Awards

What Lured Jason Segel, Forest Whitaker, Aldis Hodge Back to TV This Emmy Season

From Steve Carell in Apple TV Plus’ “The Morning Show” and Netflix’s “Space Force” to Russell Crowe in Showtime’s “The Loudest Voice,” the 2019-’20 television season has been punctuated by big-screen actors who have returned to television after years away.

It has been decades since Crowe was in the medium: The actor got his start on Australian soap “Neighbours” in the late 1980s before moving onto big-screen roles. But even a few years can make a big difference, as was the case for such actors as Carell, who last appeared regularly on the small screen in 2013 when he starred in “The Office”; Jason Segel, who starred on “How I Met Your Mother” in 2014; and Forest Whitaker, who was a series regular in “Criminal Minds: Suspect Behavior” in 2011 but has guest starred on “Empire” more recently.

For Whitaker, the concept of Epix’s “Godfather of Harlem” — a dramatized telling of the life of mobster Bumpy Johnson — drew him in even before there was a script.

“To be honest, when they first approached me I said I was only interested if we could find a place to tell the story where it could be around criminality and the civil-rights movement and Malcolm [X],” says Whitaker, who also executive produces the series. “It was an interesting thing to be able to explore how people try to reach for that American Dream in their own ways, by any means necessary.”

Whitaker’s version of Johnson — returning to his now-drug-ridden neighborhood after 11 years in prison — is a reserved intellectual, a crime boss who feels a responsibility to protect his family and community but engages in often-violent means to achieve them, “kind of like a banker with a propensity for violence,” he says.

“It is quite a challenge to play a character who’s suppressing,” he continues. “You have to choose moments carefully for when to allow [emotions] out. It does take a delicacy to let those things erupt. But there will always be a certain part of you that’s under the skin from experiences, and in a way the anger that he internally has — and the frustration he has, too, based on the people who are not allowing him to live out his dreams the way he wants to — you layer it.”

Segel, who not only stars in AMC’s “Dispatches From Elsewhere” but also created the anthology, tried to write the project as a movie; however, he concluded it wasn’t “participatory” enough for the audience. Crafting it as a TV series, centered on a small group of strangers who meet after responding to a mysterious flyer, felt more interactive. Each character’s existential crisis gets a star turn in the season’s early episodes.

Segel says his portrayal of author David Foster Wallace in the 2015 film “End of the Tour” deeply shaped his approach to his “Dispatches” character Peter, a man weighed down by the mundanity of the everyday. “Dispatches” was his opportunity to “check in” with himself as an artist for the first time in about a decade.

“To say, ‘I think this is beautiful, I think this is representative of what I wanted to say’ — I answered a lot of the questions that I went into the process with: Am I even capable of doing this?” says Segel.

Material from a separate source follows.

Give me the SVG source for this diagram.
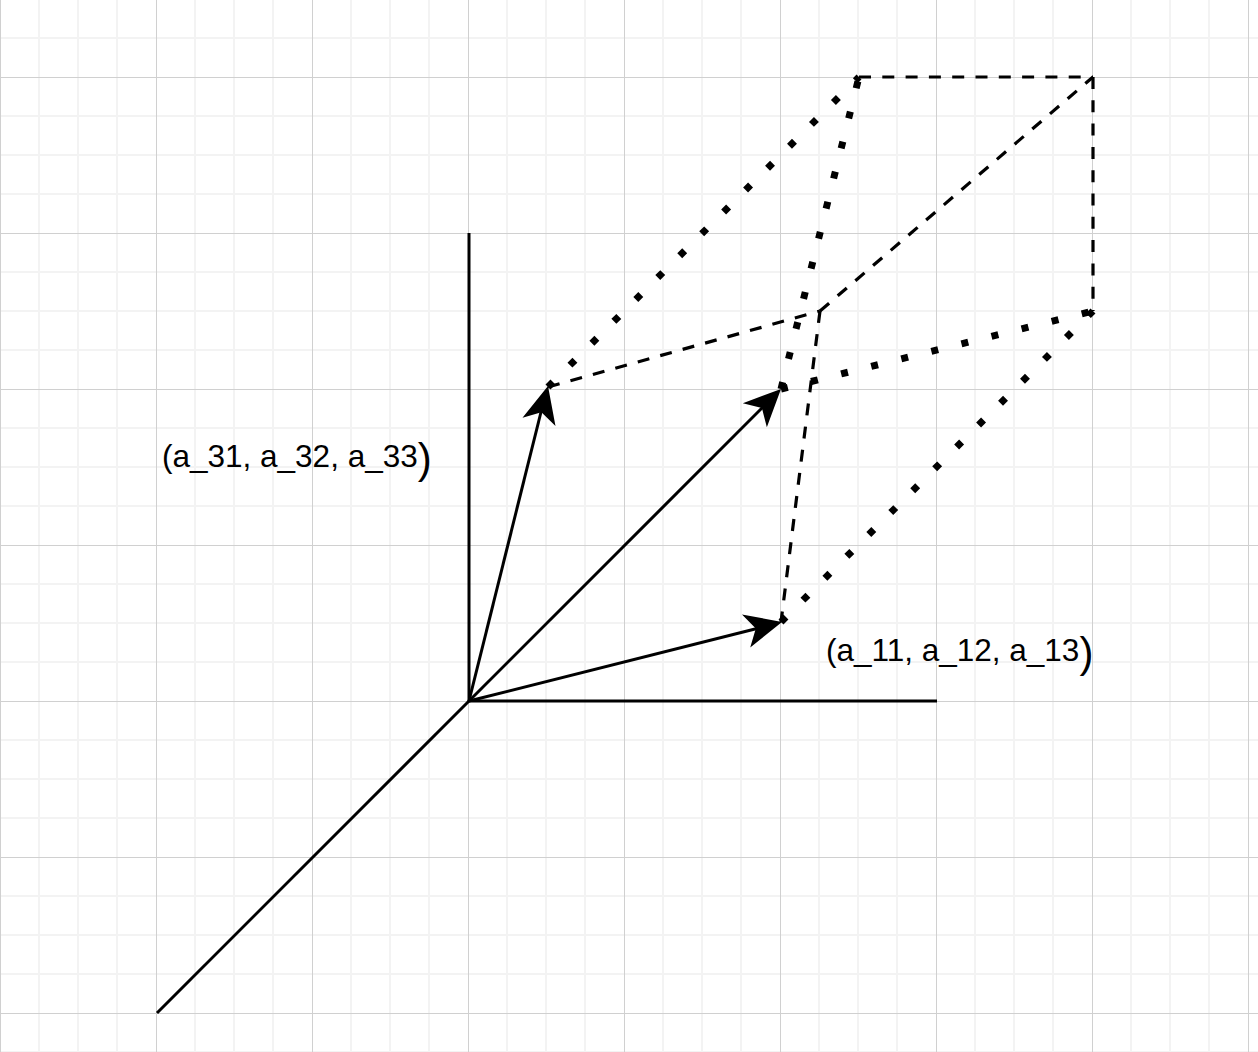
<svg xmlns="http://www.w3.org/2000/svg" xmlns:xlink="http://www.w3.org/1999/xlink" width="1258" height="1052" viewBox="0 0 1258 1052">
<style>
.minor{stroke:#f3f3f3;stroke-width:2;fill:none}
.major{stroke:#d0d0d0;stroke-width:1;fill:none}
.axis{stroke:#000;stroke-width:3;fill:none}
.dash{stroke:#000;stroke-width:3.2;fill:none;stroke-dasharray:12 11.3}
.dot{stroke:#000;stroke-width:7;fill:none;stroke-dasharray:7 24;stroke-linecap:butt}
.lbl{font-family:"Liberation Sans",Arial,Helvetica,sans-serif;font-size:31.5px;fill:#000}
</style>
<defs>
<path id="ah" d="M0,0 L-37,-17 L-27,0 L-37,17 Z" fill="#000"/>
</defs>
<rect width="1258" height="1052" fill="#fff"/>
<g id="grid">
<path class="minor" d="M0 0V1052M39 0V1052M78 0V1052M117 0V1052M195 0V1052M234 0V1052M273 0V1052M351 0V1052M390 0V1052M429 0V1052M507 0V1052M546 0V1052M585 0V1052M663 0V1052M702 0V1052M741 0V1052M819 0V1052M858 0V1052M897 0V1052M975 0V1052M1014 0V1052M1053 0V1052M1131 0V1052M1170 0V1052M1209 0V1052"/>
<path class="minor" d="M0 -1H1258M0 38H1258M0 116H1258M0 155H1258M0 194H1258M0 272H1258M0 311H1258M0 350H1258M0 428H1258M0 467H1258M0 506H1258M0 584H1258M0 623H1258M0 662H1258M0 740H1258M0 779H1258M0 818H1258M0 896H1258M0 935H1258M0 974H1258M0 1052H1258"/>
<path class="major" d="M0.5 0V1052M156.5 0V1052M312.5 0V1052M468.5 0V1052M624.5 0V1052M780.5 0V1052M936.5 0V1052M1092.5 0V1052M1248.5 0V1052"/>
<path class="major" d="M0 77.5H1258M0 233.5H1258M0 389.5H1258M0 545.5H1258M0 701.5H1258M0 857.5H1258M0 1013.5H1258"/>
</g>
<g id="axes">
<line class="axis" x1="469" y1="233" x2="469" y2="701"/>
<line class="axis" x1="469" y1="701" x2="937" y2="701"/>
<line class="axis" x1="469" y1="701" x2="157" y2="1013"/>
</g>
<g id="connectors">
<line class="dash" x1="548" y1="387" x2="820" y2="311"/>
<line class="dash" x1="820" y1="311" x2="1093" y2="77"/>
<line class="dash" x1="859" y1="77" x2="1093" y2="77"/>
<line class="dash" x1="1093" y1="77" x2="1093" y2="311"/>
<line class="dash" x1="820" y1="311" x2="781" y2="622"/>
<line class="dot" x1="548" y1="387" x2="859" y2="77"/>
<line class="dot" x1="781" y1="389" x2="859" y2="77"/>
<line class="dot" x1="781" y1="389" x2="1093" y2="311"/>
<line class="dot" x1="781" y1="622" x2="1093" y2="311"/>
</g>
<g id="vectors">
<line class="axis" x1="469" y1="701" x2="542" y2="408"/>
<use xlink:href="#ah" transform="translate(548,386) rotate(-75.9)"/>
<line class="axis" x1="469" y1="701" x2="764" y2="406"/>
<use xlink:href="#ah" transform="translate(781,389) rotate(-45)"/>
<line class="axis" x1="469" y1="701" x2="759" y2="628"/>
<use xlink:href="#ah" transform="translate(782,622) rotate(-14.04)"/>
</g>
<g id="label-a3">
<text class="lbl" x="162" y="467">(a_31, a_32, a_33<tspan font-size="42" dy="6">)</tspan></text>
</g>
<g id="label-a1">
<text class="lbl" x="826" y="661">(a_11, a_12, a_13<tspan font-size="42" dy="6">)</tspan></text>
</g>
</svg>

For “City on a Hill” star Aldis Hodge, the parallels between the politics and racism of 1990s Boston and the world today were what drew him to the Showtime drama about assistant district attorney Decourcy Ward, who must join forces with a corrupt FBI agent (Kevin Bacon, who also returned to regular TV for the first time since 2017 with this series).

“There are a lot of people who live in a blanketed reality where they think that racism is not as prominent as it is in this country because they don’t live under the consequences,” says Hodge. “They don’t live with the effects. But, me, of course [I] can’t escape those effects. So with this project, the character who’s the ADA who’s sitting there, trying to fight for the little guy, he’s trying to fight against crooked cops — he stood for a lot of things that currently I believe in and [am] dealing with, and I felt like it’d be a nice representation for me to explain, or at least communicate, some of what I felt needs to be dealt with in real life.”

Hodge last had a significant presence on TV as a recurring character on AMC’s “Turn: Washington’s Spies” several years ago, but it was his 2008-’12 work on “Leverage,” as an early 20-something actor, that helped him develop a voice as an advocate for representation. Even before the “City on a Hill” pilot was shot, he discussed with production the idea of hiring more Black staff writers.

“We need different voices to fill out the stories from a different perspective of authenticity,” says Hodge. “And they allowed me the freedom to approach that, present that and they worked with me so we could get more Black writers for these stories.”

The greatest challenge in his Showtime role, he says, is “figuring out [Ward’s] threshold for tolerance and seeking justice.” A TV role requires some forethought, so that inhabiting a character for several seasons becomes
a fulfilling and authentic-seeming journey. What it no longer requires — particularly on a cable or streaming series, with average episode orders of 10-13 — is an enormous time commitment.

Whitaker was excited about the possibility of creating his character and the universe around him, but knew that he would still be able to find time to participate in film projects.

“It’s a different time, I think, where you can move back and forth between mediums pretty easily,” he says.

Danielle Turchiano contributed to this report.